_WHAT YOU HAVE TO DO_. Exclude the pictures, then copy all remaining records exactly.

##############################

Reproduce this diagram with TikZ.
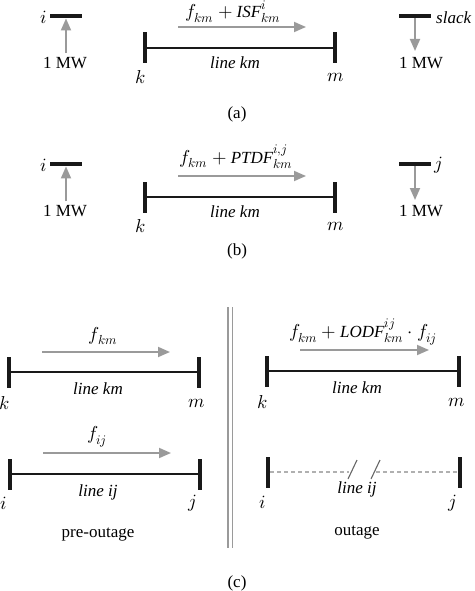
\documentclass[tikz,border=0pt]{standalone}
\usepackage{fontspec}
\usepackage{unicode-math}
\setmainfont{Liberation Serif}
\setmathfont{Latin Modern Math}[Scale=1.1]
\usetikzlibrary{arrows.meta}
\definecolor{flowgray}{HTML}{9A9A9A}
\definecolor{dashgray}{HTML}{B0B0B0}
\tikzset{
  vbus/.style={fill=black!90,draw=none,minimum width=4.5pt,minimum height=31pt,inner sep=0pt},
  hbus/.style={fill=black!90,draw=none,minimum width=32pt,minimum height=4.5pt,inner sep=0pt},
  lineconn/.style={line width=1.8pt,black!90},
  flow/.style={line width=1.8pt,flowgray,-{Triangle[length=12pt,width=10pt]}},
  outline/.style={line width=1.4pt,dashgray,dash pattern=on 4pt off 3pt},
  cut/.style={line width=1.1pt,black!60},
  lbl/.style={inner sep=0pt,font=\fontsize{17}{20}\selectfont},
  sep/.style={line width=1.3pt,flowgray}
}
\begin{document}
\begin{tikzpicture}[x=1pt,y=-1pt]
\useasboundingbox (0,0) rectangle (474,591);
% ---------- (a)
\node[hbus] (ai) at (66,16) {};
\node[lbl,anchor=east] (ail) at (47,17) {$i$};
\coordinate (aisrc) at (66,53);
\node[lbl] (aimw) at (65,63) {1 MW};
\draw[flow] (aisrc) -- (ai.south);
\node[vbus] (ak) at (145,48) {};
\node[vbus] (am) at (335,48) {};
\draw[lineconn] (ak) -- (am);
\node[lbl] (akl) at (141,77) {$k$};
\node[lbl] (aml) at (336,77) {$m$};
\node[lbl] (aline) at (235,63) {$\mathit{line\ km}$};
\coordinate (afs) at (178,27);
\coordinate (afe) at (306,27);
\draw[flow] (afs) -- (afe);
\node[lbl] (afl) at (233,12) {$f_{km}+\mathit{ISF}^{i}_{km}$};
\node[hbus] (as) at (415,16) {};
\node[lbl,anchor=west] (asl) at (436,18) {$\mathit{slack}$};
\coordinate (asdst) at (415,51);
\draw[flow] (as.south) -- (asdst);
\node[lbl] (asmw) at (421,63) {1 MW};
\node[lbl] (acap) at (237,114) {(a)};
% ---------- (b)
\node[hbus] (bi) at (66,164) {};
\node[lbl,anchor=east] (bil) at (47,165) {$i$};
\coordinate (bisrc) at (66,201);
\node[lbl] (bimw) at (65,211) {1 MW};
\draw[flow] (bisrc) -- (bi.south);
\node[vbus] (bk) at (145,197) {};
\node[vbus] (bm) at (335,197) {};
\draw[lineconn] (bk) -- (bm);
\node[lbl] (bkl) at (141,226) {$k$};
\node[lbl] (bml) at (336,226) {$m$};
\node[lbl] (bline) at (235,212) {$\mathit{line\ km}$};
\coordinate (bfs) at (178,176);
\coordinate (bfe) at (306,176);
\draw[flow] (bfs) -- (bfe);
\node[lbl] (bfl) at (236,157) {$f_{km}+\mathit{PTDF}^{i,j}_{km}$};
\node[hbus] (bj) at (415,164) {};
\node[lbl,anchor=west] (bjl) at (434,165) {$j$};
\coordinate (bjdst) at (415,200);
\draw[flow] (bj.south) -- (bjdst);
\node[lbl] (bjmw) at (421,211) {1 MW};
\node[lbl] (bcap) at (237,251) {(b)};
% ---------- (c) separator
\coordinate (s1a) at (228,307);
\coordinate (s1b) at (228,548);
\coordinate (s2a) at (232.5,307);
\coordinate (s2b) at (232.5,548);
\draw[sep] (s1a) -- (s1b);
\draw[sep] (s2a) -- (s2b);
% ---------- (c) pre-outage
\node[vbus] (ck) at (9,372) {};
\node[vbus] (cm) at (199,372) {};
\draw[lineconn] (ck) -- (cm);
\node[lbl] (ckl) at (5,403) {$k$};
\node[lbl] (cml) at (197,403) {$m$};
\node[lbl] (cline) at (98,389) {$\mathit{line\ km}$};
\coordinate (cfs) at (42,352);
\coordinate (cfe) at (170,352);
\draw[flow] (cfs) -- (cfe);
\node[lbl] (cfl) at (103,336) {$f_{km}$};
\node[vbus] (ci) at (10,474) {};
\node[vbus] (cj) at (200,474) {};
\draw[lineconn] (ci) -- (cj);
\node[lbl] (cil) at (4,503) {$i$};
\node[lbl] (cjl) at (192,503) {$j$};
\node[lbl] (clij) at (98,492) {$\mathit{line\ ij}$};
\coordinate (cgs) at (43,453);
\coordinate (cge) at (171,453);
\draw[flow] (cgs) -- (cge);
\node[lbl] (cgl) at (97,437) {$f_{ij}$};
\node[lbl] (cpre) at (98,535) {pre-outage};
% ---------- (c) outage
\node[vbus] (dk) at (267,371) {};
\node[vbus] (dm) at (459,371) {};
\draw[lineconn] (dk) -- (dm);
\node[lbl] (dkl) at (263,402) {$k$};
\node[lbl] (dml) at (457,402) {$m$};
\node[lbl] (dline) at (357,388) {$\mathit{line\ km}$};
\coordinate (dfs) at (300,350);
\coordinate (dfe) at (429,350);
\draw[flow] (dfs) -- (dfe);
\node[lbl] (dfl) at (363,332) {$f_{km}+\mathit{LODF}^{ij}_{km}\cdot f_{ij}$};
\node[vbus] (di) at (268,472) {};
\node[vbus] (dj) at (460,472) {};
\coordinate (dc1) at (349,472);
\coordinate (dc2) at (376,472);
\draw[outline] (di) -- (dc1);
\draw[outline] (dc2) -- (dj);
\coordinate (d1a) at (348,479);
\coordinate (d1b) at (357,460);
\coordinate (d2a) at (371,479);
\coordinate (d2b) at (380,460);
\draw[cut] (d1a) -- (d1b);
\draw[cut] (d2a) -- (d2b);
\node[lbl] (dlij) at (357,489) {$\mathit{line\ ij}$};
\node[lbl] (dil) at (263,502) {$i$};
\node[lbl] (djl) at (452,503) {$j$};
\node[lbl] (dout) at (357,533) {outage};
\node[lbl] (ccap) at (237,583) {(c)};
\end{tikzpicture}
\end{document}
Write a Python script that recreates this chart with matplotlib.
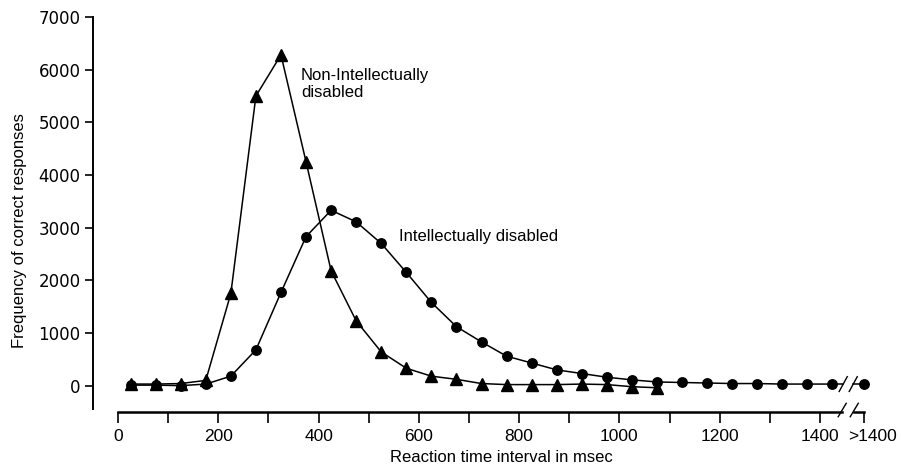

##############################

_FINAL RESULT_.
Reproduce this diagram with TikZ.
\documentclass[tikz,border=0pt]{standalone}
\usepackage{fontspec}
\usepackage{unicode-math}
\setmainfont{Liberation Serif}
\setmathfont{Latin Modern Math}[Scale=1.1]
\usetikzlibrary{arrows.meta}
\definecolor{flowgray}{HTML}{9A9A9A}
\definecolor{dashgray}{HTML}{B0B0B0}
\tikzset{
  vbus/.style={fill=black!90,draw=none,minimum width=4.5pt,minimum height=31pt,inner sep=0pt},
  hbus/.style={fill=black!90,draw=none,minimum width=32pt,minimum height=4.5pt,inner sep=0pt},
  lineconn/.style={line width=1.8pt,black!90},
  flow/.style={line width=1.8pt,flowgray,-{Triangle[length=12pt,width=10pt]}},
  outline/.style={line width=1.4pt,dashgray,dash pattern=on 4pt off 3pt},
  cut/.style={line width=1.1pt,black!60},
  lbl/.style={inner sep=0pt,font=\fontsize{17}{20}\selectfont},
  sep/.style={line width=1.3pt,flowgray}
}
\begin{document}
\begin{tikzpicture}[x=1pt,y=-1pt]
\useasboundingbox (0,0) rectangle (474,591);
% ---------- (a)
\node[hbus] (ai) at (66,16) {};
\node[lbl,anchor=east] (ail) at (47,17) {$i$};
\coordinate (aisrc) at (66,53);
\node[lbl] (aimw) at (65,63) {1 MW};
\draw[flow] (aisrc) -- (ai.south);
\node[vbus] (ak) at (145,48) {};
\node[vbus] (am) at (335,48) {};
\draw[lineconn] (ak) -- (am);
\node[lbl] (akl) at (141,77) {$k$};
\node[lbl] (aml) at (336,77) {$m$};
\node[lbl] (aline) at (235,63) {$\mathit{line\ km}$};
\coordinate (afs) at (178,27);
\coordinate (afe) at (306,27);
\draw[flow] (afs) -- (afe);
\node[lbl] (afl) at (233,12) {$f_{km}+\mathit{ISF}^{i}_{km}$};
\node[hbus] (as) at (415,16) {};
\node[lbl,anchor=west] (asl) at (436,18) {$\mathit{slack}$};
\coordinate (asdst) at (415,51);
\draw[flow] (as.south) -- (asdst);
\node[lbl] (asmw) at (421,63) {1 MW};
\node[lbl] (acap) at (237,114) {(a)};
% ---------- (b)
\node[hbus] (bi) at (66,164) {};
\node[lbl,anchor=east] (bil) at (47,165) {$i$};
\coordinate (bisrc) at (66,201);
\node[lbl] (bimw) at (65,211) {1 MW};
\draw[flow] (bisrc) -- (bi.south);
\node[vbus] (bk) at (145,197) {};
\node[vbus] (bm) at (335,197) {};
\draw[lineconn] (bk) -- (bm);
\node[lbl] (bkl) at (141,226) {$k$};
\node[lbl] (bml) at (336,226) {$m$};
\node[lbl] (bline) at (235,212) {$\mathit{line\ km}$};
\coordinate (bfs) at (178,176);
\coordinate (bfe) at (306,176);
\draw[flow] (bfs) -- (bfe);
\node[lbl] (bfl) at (236,157) {$f_{km}+\mathit{PTDF}^{i,j}_{km}$};
\node[hbus] (bj) at (415,164) {};
\node[lbl,anchor=west] (bjl) at (434,165) {$j$};
\coordinate (bjdst) at (415,200);
\draw[flow] (bj.south) -- (bjdst);
\node[lbl] (bjmw) at (421,211) {1 MW};
\node[lbl] (bcap) at (237,251) {(b)};
% ---------- (c) separator
\coordinate (s1a) at (228,307);
\coordinate (s1b) at (228,548);
\coordinate (s2a) at (232.5,307);
\coordinate (s2b) at (232.5,548);
\draw[sep] (s1a) -- (s1b);
\draw[sep] (s2a) -- (s2b);
% ---------- (c) pre-outage
\node[vbus] (ck) at (9,372) {};
\node[vbus] (cm) at (199,372) {};
\draw[lineconn] (ck) -- (cm);
\node[lbl] (ckl) at (5,403) {$k$};
\node[lbl] (cml) at (197,403) {$m$};
\node[lbl] (cline) at (98,389) {$\mathit{line\ km}$};
\coordinate (cfs) at (42,352);
\coordinate (cfe) at (170,352);
\draw[flow] (cfs) -- (cfe);
\node[lbl] (cfl) at (103,336) {$f_{km}$};
\node[vbus] (ci) at (10,474) {};
\node[vbus] (cj) at (200,474) {};
\draw[lineconn] (ci) -- (cj);
\node[lbl] (cil) at (4,503) {$i$};
\node[lbl] (cjl) at (192,503) {$j$};
\node[lbl] (clij) at (98,492) {$\mathit{line\ ij}$};
\coordinate (cgs) at (43,453);
\coordinate (cge) at (171,453);
\draw[flow] (cgs) -- (cge);
\node[lbl] (cgl) at (97,437) {$f_{ij}$};
\node[lbl] (cpre) at (98,535) {pre-outage};
% ---------- (c) outage
\node[vbus] (dk) at (267,371) {};
\node[vbus] (dm) at (459,371) {};
\draw[lineconn] (dk) -- (dm);
\node[lbl] (dkl) at (263,402) {$k$};
\node[lbl] (dml) at (457,402) {$m$};
\node[lbl] (dline) at (357,388) {$\mathit{line\ km}$};
\coordinate (dfs) at (300,350);
\coordinate (dfe) at (429,350);
\draw[flow] (dfs) -- (dfe);
\node[lbl] (dfl) at (363,332) {$f_{km}+\mathit{LODF}^{ij}_{km}\cdot f_{ij}$};
\node[vbus] (di) at (268,472) {};
\node[vbus] (dj) at (460,472) {};
\coordinate (dc1) at (349,472);
\coordinate (dc2) at (376,472);
\draw[outline] (di) -- (dc1);
\draw[outline] (dc2) -- (dj);
\coordinate (d1a) at (348,479);
\coordinate (d1b) at (357,460);
\coordinate (d2a) at (371,479);
\coordinate (d2b) at (380,460);
\draw[cut] (d1a) -- (d1b);
\draw[cut] (d2a) -- (d2b);
\node[lbl] (dlij) at (357,489) {$\mathit{line\ ij}$};
\node[lbl] (dil) at (263,502) {$i$};
\node[lbl] (djl) at (452,503) {$j$};
\node[lbl] (dout) at (357,533) {outage};
\node[lbl] (ccap) at (237,583) {(c)};
\end{tikzpicture}
\end{document}
Write a Python script that recreates this chart with matplotlib.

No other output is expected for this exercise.